* _WHAT TO WORK ON_: Can you copy out the data exactly? Leave the images out.

* _COLLECTED DATA_:
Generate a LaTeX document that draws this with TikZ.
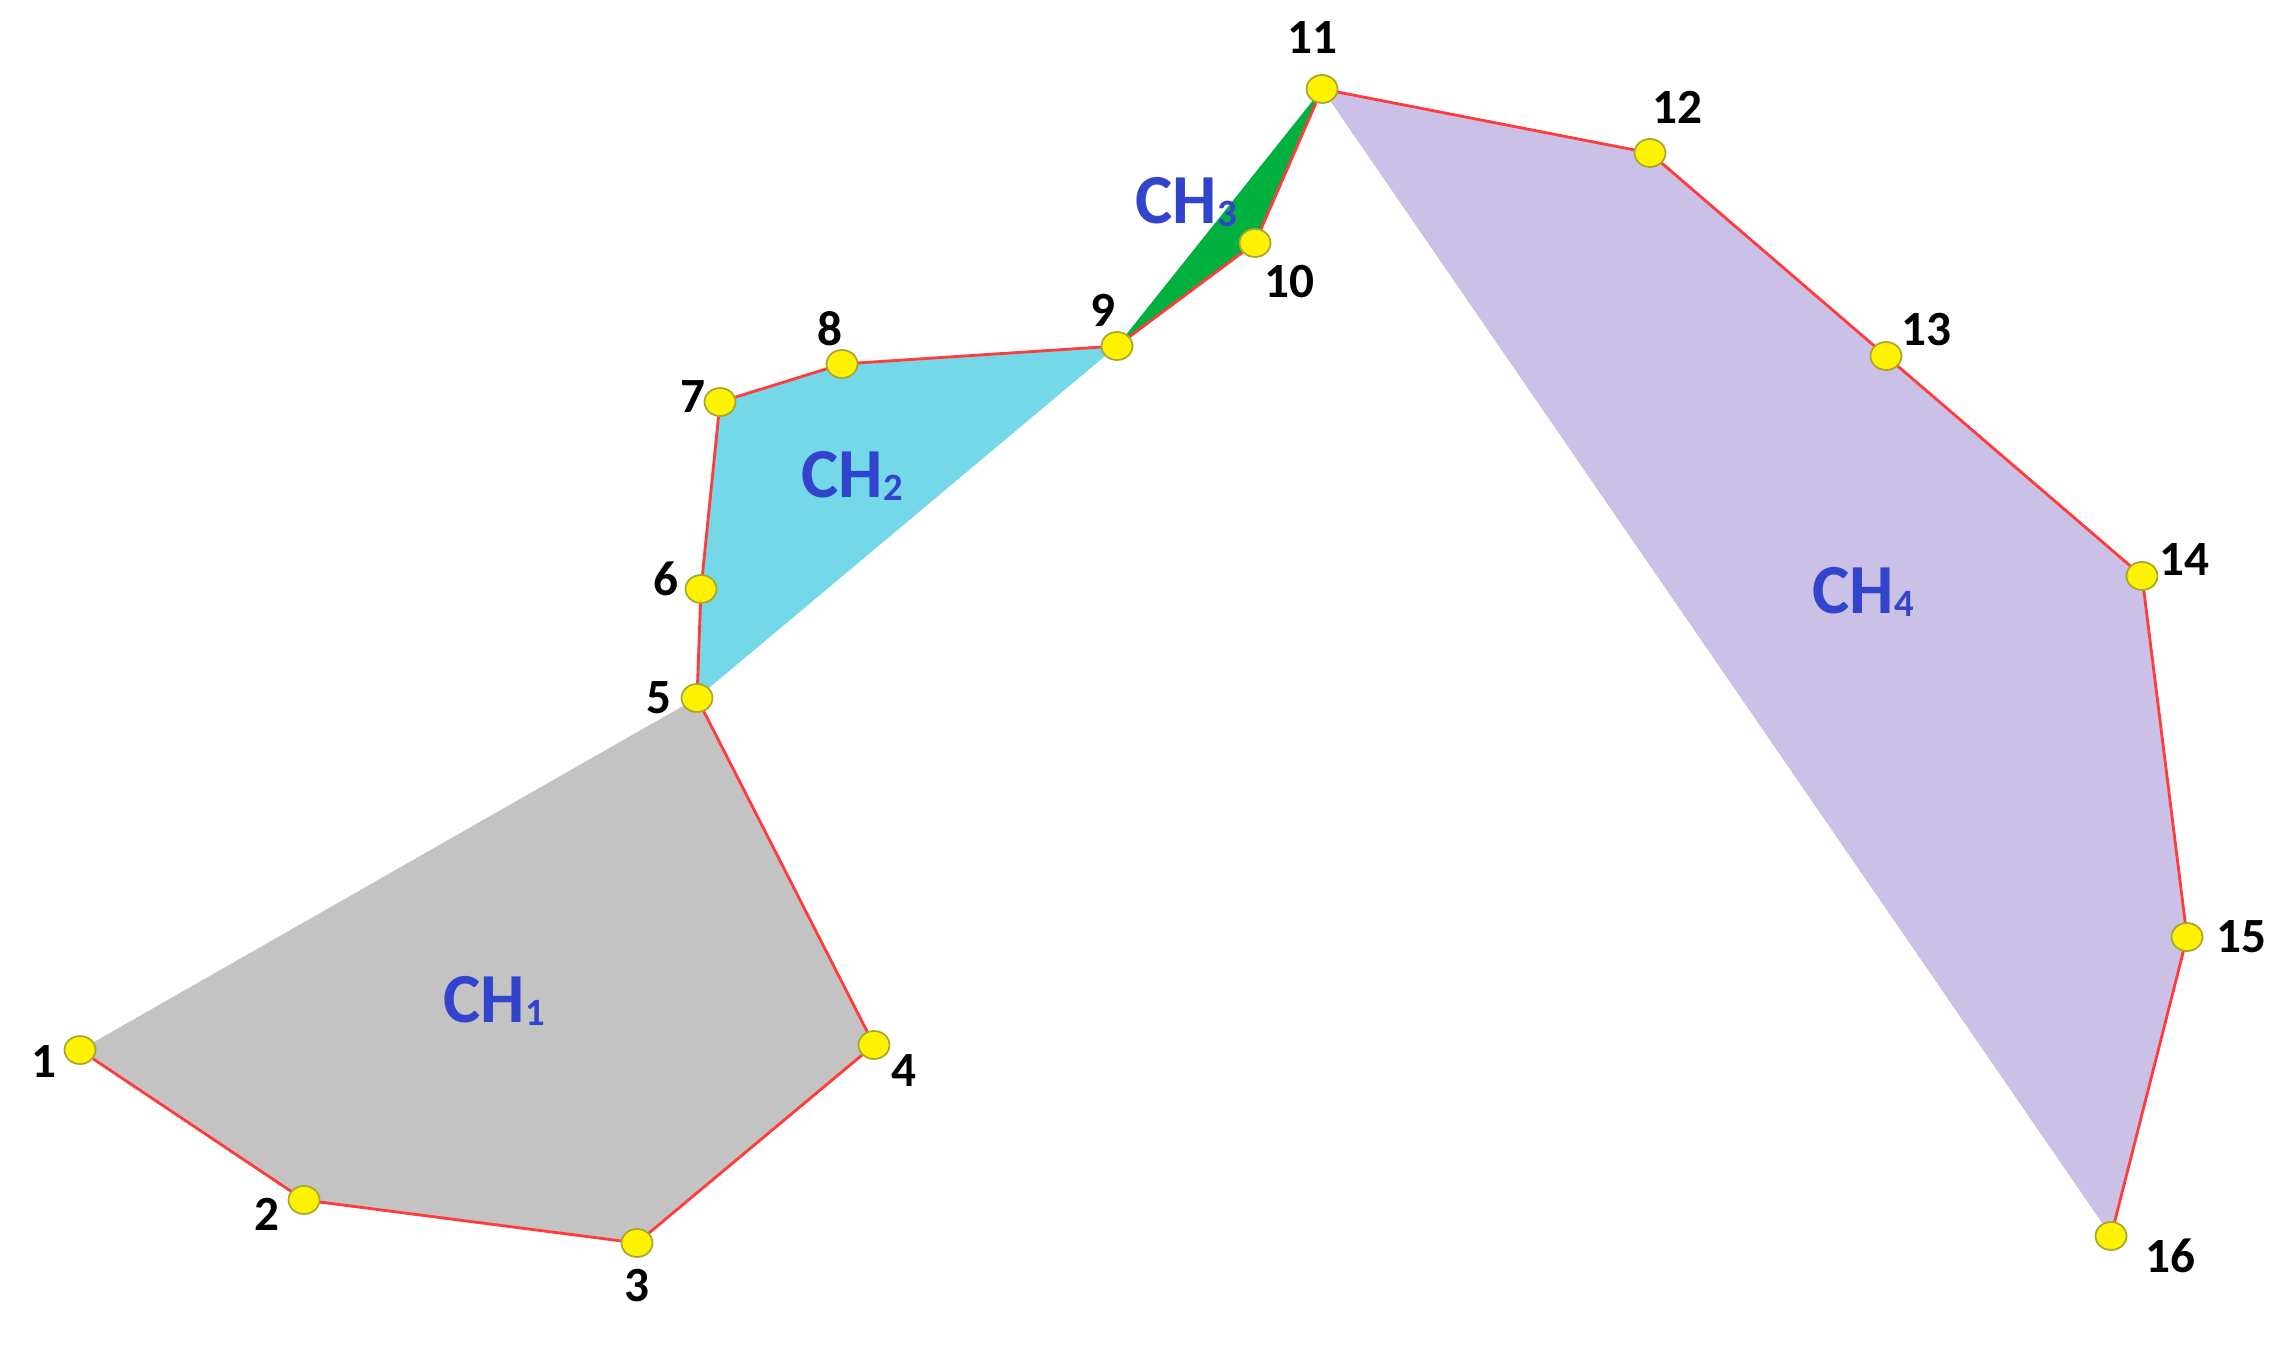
\documentclass[tikz,border=0pt]{standalone}
\usepackage{fontspec}
\setmainfont{Carlito}
\usepackage{xcolor}
\usepackage{tikz}
\usetikzlibrary{calc, shapes.geometric, positioning}

\definecolor{hullgray}{HTML}{C3C3C3}
\definecolor{hullcyan}{HTML}{75D8E8}
\definecolor{hullgreen}{HTML}{00B140}
\definecolor{hullviolet}{HTML}{CBC0E6}
\definecolor{chainred}{HTML}{FF3B3B}
\definecolor{chblue}{HTML}{3344CC}
\definecolor{dotedge}{HTML}{A8A830}

\tikzset{
    pt/.style={ellipse, fill=yellow, draw=dotedge, line width=0.5pt,
        minimum width=0.31cm, minimum height=0.28cm, inner sep=0pt},
    num/.style={font=\fontsize{14}{14}\selectfont\bfseries, text=black, inner sep=0pt},
    chname/.style={font=\fontsize{20}{20}\selectfont\bfseries, text=chblue, inner sep=0pt}
}
\newcommand{\chsub}[1]{{\fontsize{11}{11}\selectfont\raisebox{-1pt}{#1}}}

\begin{document}
\begin{tikzpicture}[x=0.01cm, y=-0.01cm]
    \useasboundingbox (0,0) rectangle (2291,1349);
    % 1. Cac dinh
    \coordinate (p1) at (80,1050);
    \coordinate (p2) at (304,1200);
    \coordinate (p3) at (637,1243);
    \coordinate (p4) at (874,1045);
    \coordinate (p5) at (697,698);
    \coordinate (p6) at (701,589);
    \coordinate (p7) at (720,402);
    \coordinate (p8) at (842,364);
    \coordinate (p9) at (1117,346);
    \coordinate (p10) at (1255,243);
    \coordinate (p11) at (1322,89);
    \coordinate (p12) at (1650,153);
    \coordinate (p13) at (1886,356);
    \coordinate (p14) at (2142,576);
    \coordinate (p15) at (2187,937);
    \coordinate (p16) at (2111,1236);

    % 2. Cac bao loi
    \fill[hullgray] (p1) -- (p2) -- (p3) -- (p4) -- (p5) -- cycle;
    \fill[hullcyan] (p5) -- (p6) -- (p7) -- (p8) -- (p9) -- cycle;
    \fill[hullgreen] (p9) -- (p10) -- (p11) -- cycle;
    \fill[hullviolet] (p11) -- (p12) -- (p13) -- (p14) -- (p15) -- (p16) -- cycle;

    % 3. Duong gap khuc
    \draw[chainred, line width=0.8pt, line join=round]
        (p1) \foreach \i in {2,...,16} { -- (p\i) };

    % 4. Cac diem
    \foreach \i in {1,...,16}
        \node[pt] (d\i) at (p\i) {};

    % 5. Nhan
    \node[num] (n1) at (44,1062) {1};
    \node[num] (n2) at (267,1214) {2};
    \node[num] (n3) at (637,1286) {3};
    \node[num] (n4) at (904,1071) {4};
    \node[num] (n5) at (659,698) {5};
    \node[num] (n6) at (666,579) {6};
    \node[num] (n7) at (693,397) {7};
    \node[num] (n8) at (830,329) {8};
    \node[num] (n9) at (1103,310) {9};
    \node[num] (n10) at (1289,282) {10};
    \node[num] (n11) at (1312,38) {11};
    \node[num] (n12) at (1677,107) {12};
    \node[num] (n13) at (1926,330) {13};
    \node[num] (n14) at (2184,560) {14};
    \node[num] (n15) at (2241,937) {15};
    \node[num] (n16) at (2170,1256) {16};

    \node[chname] (ch1) at (494,1001) {CH\chsub{1}};
    \node[chname] (ch2) at (852,476) {CH\chsub{2}};
    \node[chname] (ch3) at (1186,202) {CH\chsub{3}};
    \node[chname] (ch4) at (1863,592) {CH\chsub{4}};
\end{tikzpicture}
\end{document}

* _WRITTEN ANSWER_:
Generate a LaTeX document that draws this with TikZ.
\documentclass[tikz,border=0pt]{standalone}
\usepackage{fontspec}
\setmainfont{Carlito}
\usepackage{xcolor}
\usepackage{tikz}
\usetikzlibrary{calc, shapes.geometric, positioning}

\definecolor{hullgray}{HTML}{C3C3C3}
\definecolor{hullcyan}{HTML}{75D8E8}
\definecolor{hullgreen}{HTML}{00B140}
\definecolor{hullviolet}{HTML}{CBC0E6}
\definecolor{chainred}{HTML}{FF3B3B}
\definecolor{chblue}{HTML}{3344CC}
\definecolor{dotedge}{HTML}{A8A830}

\tikzset{
    pt/.style={ellipse, fill=yellow, draw=dotedge, line width=0.5pt,
        minimum width=0.31cm, minimum height=0.28cm, inner sep=0pt},
    num/.style={font=\fontsize{14}{14}\selectfont\bfseries, text=black, inner sep=0pt},
    chname/.style={font=\fontsize{20}{20}\selectfont\bfseries, text=chblue, inner sep=0pt}
}
\newcommand{\chsub}[1]{{\fontsize{11}{11}\selectfont\raisebox{-1pt}{#1}}}

\begin{document}
\begin{tikzpicture}[x=0.01cm, y=-0.01cm]
    \useasboundingbox (0,0) rectangle (2291,1349);
    % 1. Cac dinh
    \coordinate (p1) at (80,1050);
    \coordinate (p2) at (304,1200);
    \coordinate (p3) at (637,1243);
    \coordinate (p4) at (874,1045);
    \coordinate (p5) at (697,698);
    \coordinate (p6) at (701,589);
    \coordinate (p7) at (720,402);
    \coordinate (p8) at (842,364);
    \coordinate (p9) at (1117,346);
    \coordinate (p10) at (1255,243);
    \coordinate (p11) at (1322,89);
    \coordinate (p12) at (1650,153);
    \coordinate (p13) at (1886,356);
    \coordinate (p14) at (2142,576);
    \coordinate (p15) at (2187,937);
    \coordinate (p16) at (2111,1236);

    % 2. Cac bao loi
    \fill[hullgray] (p1) -- (p2) -- (p3) -- (p4) -- (p5) -- cycle;
    \fill[hullcyan] (p5) -- (p6) -- (p7) -- (p8) -- (p9) -- cycle;
    \fill[hullgreen] (p9) -- (p10) -- (p11) -- cycle;
    \fill[hullviolet] (p11) -- (p12) -- (p13) -- (p14) -- (p15) -- (p16) -- cycle;

    % 3. Duong gap khuc
    \draw[chainred, line width=0.8pt, line join=round]
        (p1) \foreach \i in {2,...,16} { -- (p\i) };

    % 4. Cac diem
    \foreach \i in {1,...,16}
        \node[pt] (d\i) at (p\i) {};

    % 5. Nhan
    \node[num] (n1) at (44,1062) {1};
    \node[num] (n2) at (267,1214) {2};
    \node[num] (n3) at (637,1286) {3};
    \node[num] (n4) at (904,1071) {4};
    \node[num] (n5) at (659,698) {5};
    \node[num] (n6) at (666,579) {6};
    \node[num] (n7) at (693,397) {7};
    \node[num] (n8) at (830,329) {8};
    \node[num] (n9) at (1103,310) {9};
    \node[num] (n10) at (1289,282) {10};
    \node[num] (n11) at (1312,38) {11};
    \node[num] (n12) at (1677,107) {12};
    \node[num] (n13) at (1926,330) {13};
    \node[num] (n14) at (2184,560) {14};
    \node[num] (n15) at (2241,937) {15};
    \node[num] (n16) at (2170,1256) {16};

    \node[chname] (ch1) at (494,1001) {CH\chsub{1}};
    \node[chname] (ch2) at (852,476) {CH\chsub{2}};
    \node[chname] (ch3) at (1186,202) {CH\chsub{3}};
    \node[chname] (ch4) at (1863,592) {CH\chsub{4}};
\end{tikzpicture}
\end{document}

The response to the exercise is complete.